Records with drawing code
-=-=-

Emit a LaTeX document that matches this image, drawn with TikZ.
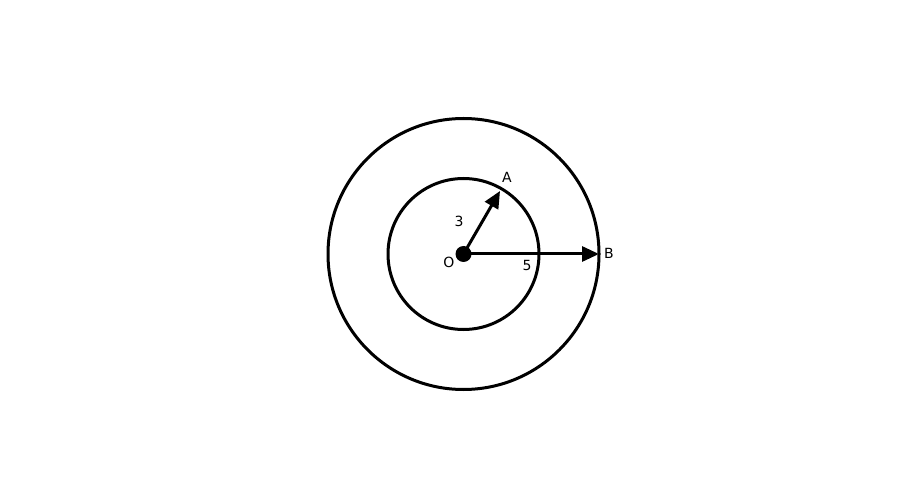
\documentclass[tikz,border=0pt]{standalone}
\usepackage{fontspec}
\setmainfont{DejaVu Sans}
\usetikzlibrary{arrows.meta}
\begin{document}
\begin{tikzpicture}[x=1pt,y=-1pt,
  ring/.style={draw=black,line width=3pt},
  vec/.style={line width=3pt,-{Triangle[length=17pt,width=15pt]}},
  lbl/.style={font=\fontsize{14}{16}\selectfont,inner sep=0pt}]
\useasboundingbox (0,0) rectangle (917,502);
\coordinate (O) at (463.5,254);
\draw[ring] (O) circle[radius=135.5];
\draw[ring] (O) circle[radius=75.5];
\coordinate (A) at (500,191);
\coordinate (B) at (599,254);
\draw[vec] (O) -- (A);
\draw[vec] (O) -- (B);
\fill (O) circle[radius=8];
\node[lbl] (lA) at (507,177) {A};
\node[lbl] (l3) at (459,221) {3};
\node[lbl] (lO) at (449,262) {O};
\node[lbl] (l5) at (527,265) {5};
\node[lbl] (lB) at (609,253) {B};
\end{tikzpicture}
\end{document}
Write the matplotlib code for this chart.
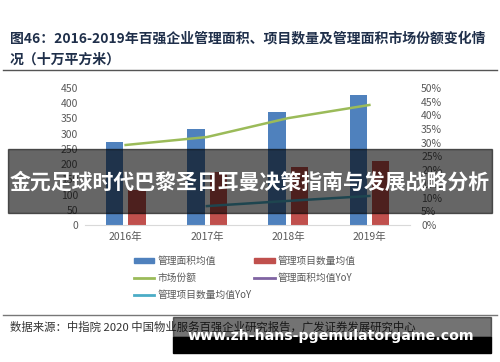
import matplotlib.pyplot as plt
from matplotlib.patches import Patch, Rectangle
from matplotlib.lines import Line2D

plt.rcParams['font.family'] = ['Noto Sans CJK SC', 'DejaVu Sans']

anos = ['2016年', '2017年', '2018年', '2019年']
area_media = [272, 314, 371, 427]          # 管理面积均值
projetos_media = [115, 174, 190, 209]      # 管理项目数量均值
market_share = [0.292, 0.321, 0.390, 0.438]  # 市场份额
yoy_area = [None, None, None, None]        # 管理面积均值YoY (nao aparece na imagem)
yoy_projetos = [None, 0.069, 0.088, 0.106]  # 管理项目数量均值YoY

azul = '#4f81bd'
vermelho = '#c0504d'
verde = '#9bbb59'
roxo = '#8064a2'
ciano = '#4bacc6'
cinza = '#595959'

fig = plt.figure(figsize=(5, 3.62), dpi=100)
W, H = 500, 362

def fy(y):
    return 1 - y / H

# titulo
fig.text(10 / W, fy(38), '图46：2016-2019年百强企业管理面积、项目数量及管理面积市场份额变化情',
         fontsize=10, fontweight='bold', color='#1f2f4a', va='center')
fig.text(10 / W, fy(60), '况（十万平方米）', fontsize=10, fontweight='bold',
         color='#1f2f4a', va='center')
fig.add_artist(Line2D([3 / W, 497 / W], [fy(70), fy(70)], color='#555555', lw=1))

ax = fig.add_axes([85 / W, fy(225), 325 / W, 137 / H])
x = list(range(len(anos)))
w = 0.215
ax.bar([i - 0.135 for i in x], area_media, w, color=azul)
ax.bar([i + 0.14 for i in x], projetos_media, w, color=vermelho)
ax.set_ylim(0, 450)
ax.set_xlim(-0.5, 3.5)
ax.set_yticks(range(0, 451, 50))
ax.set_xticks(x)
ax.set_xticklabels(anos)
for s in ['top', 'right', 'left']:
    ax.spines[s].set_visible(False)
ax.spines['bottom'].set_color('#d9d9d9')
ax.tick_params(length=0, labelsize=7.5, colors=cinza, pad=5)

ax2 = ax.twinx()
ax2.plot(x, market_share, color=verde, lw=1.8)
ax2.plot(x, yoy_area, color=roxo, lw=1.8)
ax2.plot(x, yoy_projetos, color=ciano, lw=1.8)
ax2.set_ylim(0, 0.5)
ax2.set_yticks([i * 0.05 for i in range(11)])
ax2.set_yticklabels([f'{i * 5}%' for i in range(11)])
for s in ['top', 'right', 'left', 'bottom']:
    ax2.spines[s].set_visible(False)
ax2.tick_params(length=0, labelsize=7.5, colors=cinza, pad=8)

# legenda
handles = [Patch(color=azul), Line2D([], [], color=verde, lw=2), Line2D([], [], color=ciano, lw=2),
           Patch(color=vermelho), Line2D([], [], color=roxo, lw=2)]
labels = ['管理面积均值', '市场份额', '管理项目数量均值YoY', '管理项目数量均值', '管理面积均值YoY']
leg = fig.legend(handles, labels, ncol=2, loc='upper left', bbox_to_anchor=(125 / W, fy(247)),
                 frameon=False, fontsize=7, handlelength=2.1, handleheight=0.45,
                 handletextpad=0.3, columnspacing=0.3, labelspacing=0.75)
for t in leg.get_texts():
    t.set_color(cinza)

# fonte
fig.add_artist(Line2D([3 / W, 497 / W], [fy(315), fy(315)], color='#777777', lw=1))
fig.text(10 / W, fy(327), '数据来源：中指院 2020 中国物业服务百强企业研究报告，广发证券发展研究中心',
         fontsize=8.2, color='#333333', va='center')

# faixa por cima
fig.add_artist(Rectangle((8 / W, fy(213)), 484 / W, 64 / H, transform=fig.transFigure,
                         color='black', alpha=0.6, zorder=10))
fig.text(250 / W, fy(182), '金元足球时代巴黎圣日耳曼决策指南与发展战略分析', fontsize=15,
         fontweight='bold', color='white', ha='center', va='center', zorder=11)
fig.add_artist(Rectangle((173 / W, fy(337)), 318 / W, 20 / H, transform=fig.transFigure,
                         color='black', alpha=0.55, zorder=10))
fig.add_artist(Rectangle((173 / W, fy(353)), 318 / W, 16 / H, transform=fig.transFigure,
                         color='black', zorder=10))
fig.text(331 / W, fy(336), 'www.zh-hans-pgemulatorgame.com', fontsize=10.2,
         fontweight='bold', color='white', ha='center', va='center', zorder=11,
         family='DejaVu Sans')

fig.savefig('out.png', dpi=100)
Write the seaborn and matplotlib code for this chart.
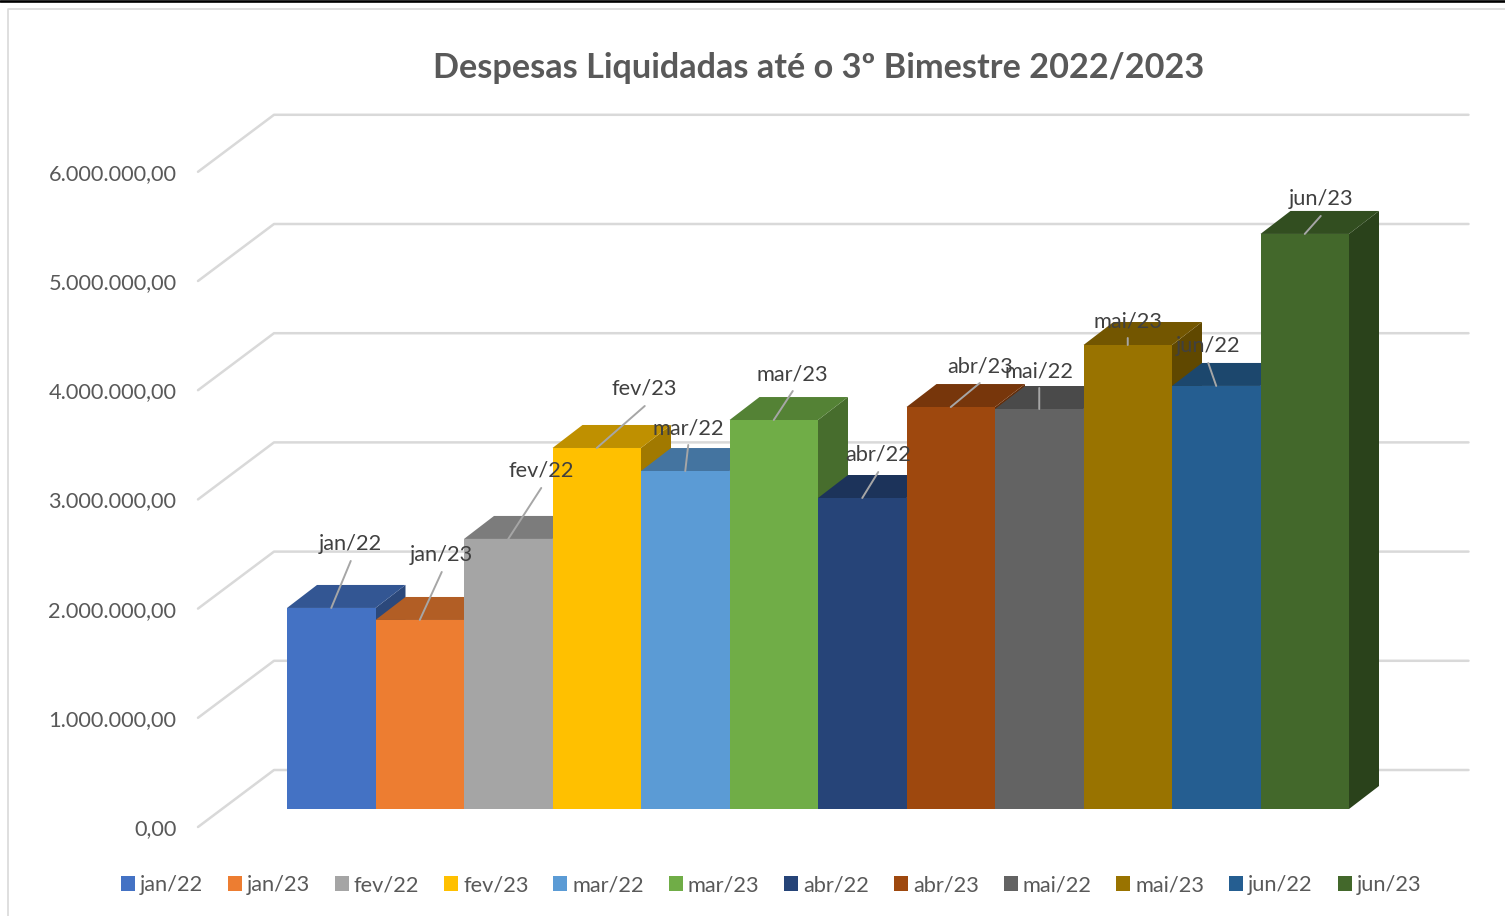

-=-=-

▶ SHORT EXERCISE
Starting at the line containing "Write the matplotlib code for this chart." and stopping after the line containing "ax.tick_params(length=0, labelsize=7.5, colors=cinza, pad=5)", give the lines again exactly and leave out every image.

▶ WRITTEN SOLUTION
Write the matplotlib code for this chart.
import matplotlib.pyplot as plt
from matplotlib.patches import Patch, Rectangle
from matplotlib.lines import Line2D

plt.rcParams['font.family'] = ['Noto Sans CJK SC', 'DejaVu Sans']

anos = ['2016年', '2017年', '2018年', '2019年']
area_media = [272, 314, 371, 427]          # 管理面积均值
projetos_media = [115, 174, 190, 209]      # 管理项目数量均值
market_share = [0.292, 0.321, 0.390, 0.438]  # 市场份额
yoy_area = [None, None, None, None]        # 管理面积均值YoY (nao aparece na imagem)
yoy_projetos = [None, 0.069, 0.088, 0.106]  # 管理项目数量均值YoY

azul = '#4f81bd'
vermelho = '#c0504d'
verde = '#9bbb59'
roxo = '#8064a2'
ciano = '#4bacc6'
cinza = '#595959'

fig = plt.figure(figsize=(5, 3.62), dpi=100)
W, H = 500, 362

def fy(y):
    return 1 - y / H

# titulo
fig.text(10 / W, fy(38), '图46：2016-2019年百强企业管理面积、项目数量及管理面积市场份额变化情',
         fontsize=10, fontweight='bold', color='#1f2f4a', va='center')
fig.text(10 / W, fy(60), '况（十万平方米）', fontsize=10, fontweight='bold',
         color='#1f2f4a', va='center')
fig.add_artist(Line2D([3 / W, 497 / W], [fy(70), fy(70)], color='#555555', lw=1))

ax = fig.add_axes([85 / W, fy(225), 325 / W, 137 / H])
x = list(range(len(anos)))
w = 0.215
ax.bar([i - 0.135 for i in x], area_media, w, color=azul)
ax.bar([i + 0.14 for i in x], projetos_media, w, color=vermelho)
ax.set_ylim(0, 450)
ax.set_xlim(-0.5, 3.5)
ax.set_yticks(range(0, 451, 50))
ax.set_xticks(x)
ax.set_xticklabels(anos)
for s in ['top', 'right', 'left']:
    ax.spines[s].set_visible(False)
ax.spines['bottom'].set_color('#d9d9d9')
ax.tick_params(length=0, labelsize=7.5, colors=cinza, pad=5)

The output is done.